Published Jul 16, 2020

GitHub just introduced a new feature, profile READMEs. At first, they seem very simple, just a couple lines of simple markdown, and you’re all set. That’s true for most, but not for me, and other GitHub users, who want to make their profiles stand out. I would highly encourage all of you to check out a list of the best picks at abhisheknaiidu/awesome-github-profile-readme. My personal favorite is the README of @timburgan, where players can play an entire game of chess! I wanted to use GitHub Actions to make my profile README spicier, and at the end decided to do two main things:

  • list my newest blog post
  • display my latest tweet

Creating the blog part

Handling markdown was a pretty big challenge with Python I used no special libraries to handle it. Probably will tho in the future. I started with creating a script that uses the GitHub API to fetch all the files in my blog repo, filters out everything else except files, that contain _posts/ in their path.
The files are named in this format: YYYY-MM-DD-name.md. So we strip the date (datetime.datetime.strptime(dateStr, "%Y-%m-%d")), and parse it into a datetime Python object so we can format it for display later. We then GET the post, get the title from the second line of the meta-information, and store the blog URL, date, and the title in a dictionary. (the date is formatted in the %B %-d, %Y format.) We do this for every file and parse the last item of the dictionary forward. Now we create a Regular expression, which finds our link element and writes into it. (r'<a class="post" href="https:\/\/blog.trnck.dev\/.*\/">.*<\/a>').
Now we open the README with read mode, and we search each line for the expression and when it does, it replaces the link of the element, adds the title, and appends the date and saves the modified string into a variable. Now it just writes the changes to the file and pushes them into the repo.

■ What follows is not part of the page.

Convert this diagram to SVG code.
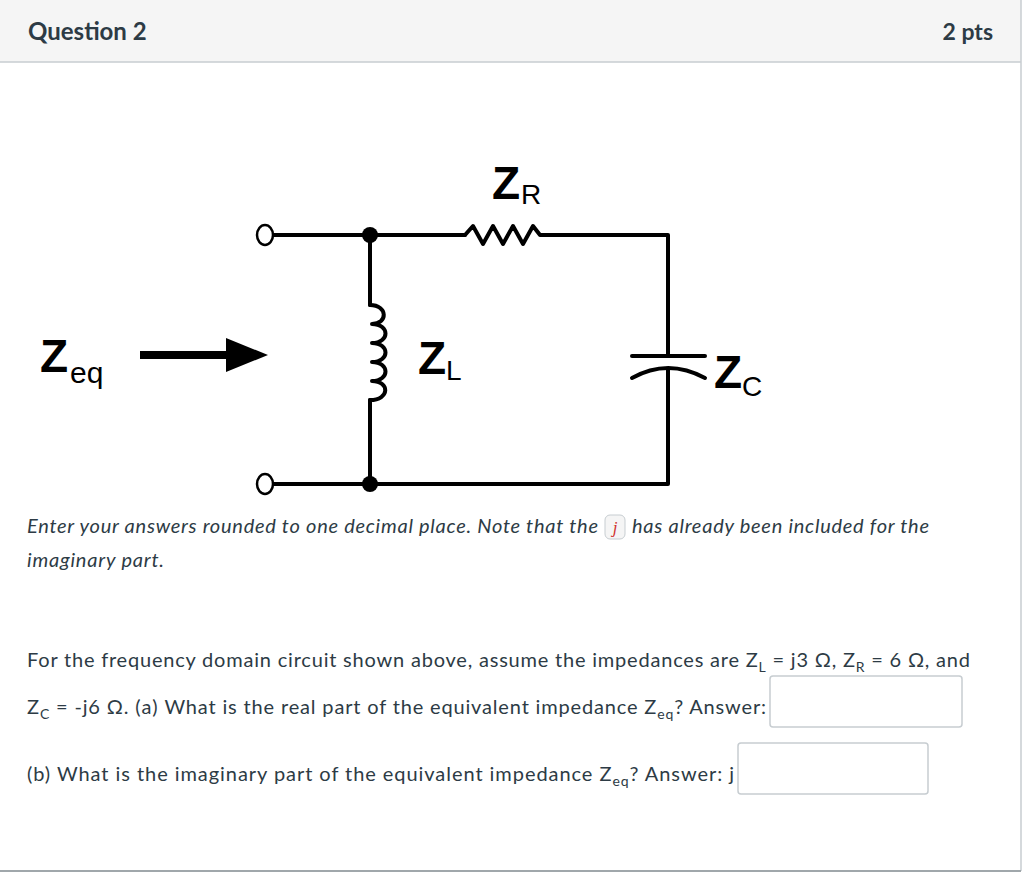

I sometimes write two posts in 2 weeks, but sometimes also 2 posts in 4 months, so I didn’t want to check every X for the post. The advantage I have here is, that I have all my posts on GitHub, which means, that I could make this workflow. It triggers a repository dispatch event on the README repo every time a there is a push event. The dispatch triggers this action, which then runs the Python script.

screenshot of README section

The latest tweet

I basically stole the script (with proper attribution, of course) from @zhiiiyang, which is written in R, and uses the tweetrmd and rtweet libraries. It runs every 20 minutes, and checks for new tweets. If you have any suggestions, on how to make Twitter trigger the action by itself, feel free to tweet @filiptronicek.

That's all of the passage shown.